Related tags: Global chocolate market, Global confectionery market, Europe, Estonia, Latvia

Norwegian group Orkla said the purchase of Kalev Chocolate Factory by its subsidiary Felix Abba will bolster the group’s expansion efforts in Estonia and neighbouring countries.

The deal, subject to approval from Estonian officials, includes a facility in Juri and business units for production of cookies and flour mixes in Estonia.

Kalev has annual net sales of around €28m and 386 employees.

"This acquisition is an important step in the expansion of our confectionery business,​as it gives us good growth and value creation possibilities in the Estonian market and provides a platform for expanding confectionery in Finland and the Baltic region,"​ said Clas Göran Hagström, managing director Orkla Foods Fenno-Baltic.

Supported by supplier migration, Eastern Europe has gained ground in the global chocolate market as health concerns eat into the Western European share, according to a recent report.

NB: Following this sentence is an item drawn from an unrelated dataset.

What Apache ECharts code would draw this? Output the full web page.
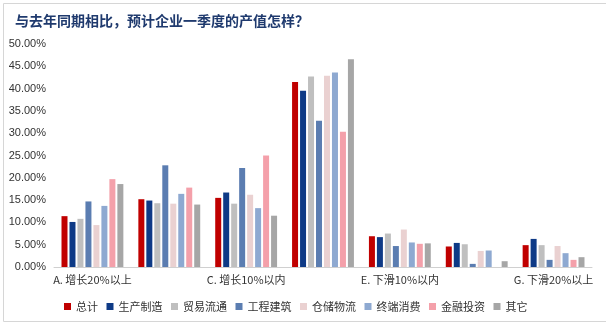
<!DOCTYPE html>
<html>
<head>
<meta charset="utf-8">
<script src="https://cdn.jsdelivr.net/npm/echarts@6/dist/echarts.min.js"></script>
<style>
html,body{margin:0;padding:0;background:#fff;}
#main{width:606px;height:322px;}
</style>
</head>
<body>
<div id="main"></div>
<script>
var categories = ['A. 增长20%以上', 'B. 增长10%-20%', 'C. 增长10%以内', 'D. 持平', 'E. 下滑10%以内', 'F. 下滑10%-20%', 'G. 下滑20%以上'];
var seriesNames = ['总计', '生产制造', '贸易流通', '工程建筑', '仓储物流', '终端消费', '金融投资', '其它'];
var total      = [11.4, 15.2, 15.5, 41.5, 6.9, 4.6, 4.9];
var production = [10.1, 14.9, 16.7, 39.5, 6.7, 5.4, 6.3];
var trade      = [10.8, 14.3, 14.2, 42.7, 7.5, 5.1, 4.9];
var engineering= [14.7, 22.8, 22.2, 32.8, 4.7, 0.7, 1.6];
var logistics  = [9.4, 14.2, 16.2, 42.9, 8.4, 3.6, 4.7];
var consumer   = [13.7, 16.4, 13.2, 43.6, 5.5, 3.7, 3.1];
var finance    = [19.7, 17.8, 25.0, 30.3, 5.2, 0, 1.6];
var others     = [18.6, 14.0, 11.5, 46.6, 5.3, 1.3, 2.2];
var yTicks = [0, 5, 10, 15, 20, 25, 30, 35, 40, 45, 50];

var seriesData = [total, production, trade, engineering, logistics, consumer, finance, others];
var colors = ['#C00000', '#0E3A86', '#BFBFBF', '#5B7DB1', '#EAD1D1', '#8EA9D1', '#F4A0AA', '#A6A6A6'];

var chart = echarts.init(document.getElementById('main'));
chart.setOption({
  animation: false,
  color: colors,
  title: {
    text: '与去年同期相比，预计企业一季度的产值怎样？',
    left: 10, top: 9,
    textStyle: {fontFamily: 'Noto Sans CJK SC', fontSize: 14, fontWeight: 'bold', color: '#1F3A6E'}
  },
  graphic: [{
    type: 'rect', left: 1, top: 1, shape: {width: 603, height: 318},
    style: {fill: 'none', stroke: '#D6D6D6', lineWidth: 1}, silent: true
  }],
  legend: {
    left: 59, top: 296,
    itemWidth: 7, itemHeight: 7, itemGap: 8.5,
    icon: 'rect',
    textStyle: {fontFamily: 'Noto Sans CJK SC', fontSize: 11, color: '#333'},
    data: seriesNames
  },
  grid: {left: 54, right: 14, top: 44, bottom: 55, containLabel: false},
  xAxis: {
    type: 'category',
    data: categories,
    axisLine: {lineStyle: {color: '#D0D0D0'}},
    axisTick: {show: false},
    axisLabel: {interval: 1, fontFamily: 'Noto Sans CJK SC', fontSize: 11, color: '#333', margin: 7}
  },
  yAxis: {
    type: 'value',
    min: 0, max: 50, interval: 5,
    splitLine: {show: false},
    axisLine: {show: false},
    axisTick: {show: false},
    axisLabel: {
      fontFamily: 'Liberation Sans', fontSize: 11, color: '#333', margin: 8,
      formatter: function (v) { return v.toFixed(2) + '%'; }
    }
  },
  series: seriesNames.map(function (name, i) {
    return {
      name: name, type: 'bar', data: seriesData[i],
      barWidth: 6, barGap: '33%'
    };
  })
});
</script>
</body>
</html>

Chris Brockman, an analyst with Leatherhead Food International said that strategically, the acquisition is significant for a Norwegian company and it will provide Orkla with a strong foothold in the Baltic region.
There are definite similarities between the Estonia, Latvian and Lithuania markets, and all three have weathered the economic recession relatively well - together they offer an attractive region for some of the larger players to exploit in terms of confectionery or chocolate sales,” ​he continued.

In analysis of the global confectionery market last autumn, Leatherhead Food Research said annual sales of chocolate in Western Europe increased 2.2 per cent in dollar terms between 2004 and 2008 but by contrast, Central and Eastern European sales rose 9.1 per cent annually between 2004 and 2008, making it the fastest growing chocolate market in the world.

Explaining the figures for Western Europe, the report stated: “Volume growth has been rather limited in recent years, due to factors such as health concerns and people switching to healthier snacks.”

Brockman told ConfectioneryNews.com that he expects further consolidation within the Central and Eastern European markets, including the Baltic region, as he said there are still a lot of second tier domestic confectionery firms in that geography that could provide growth opportunities for some of the multinationals.

Meanwhile Norwegian conglomerate Orkla said this week that it expects its consumer goods business Orkla Brands to continue to deliver after quarterly profits from the unit rose nearly 20 per cent.

Orkla, whose consumer food business includes products such as chocolate and pizza, said EBITA from Orkla Brands rose 19.5 per cent to NOK624m (US$102.8m) in the three months to end of March.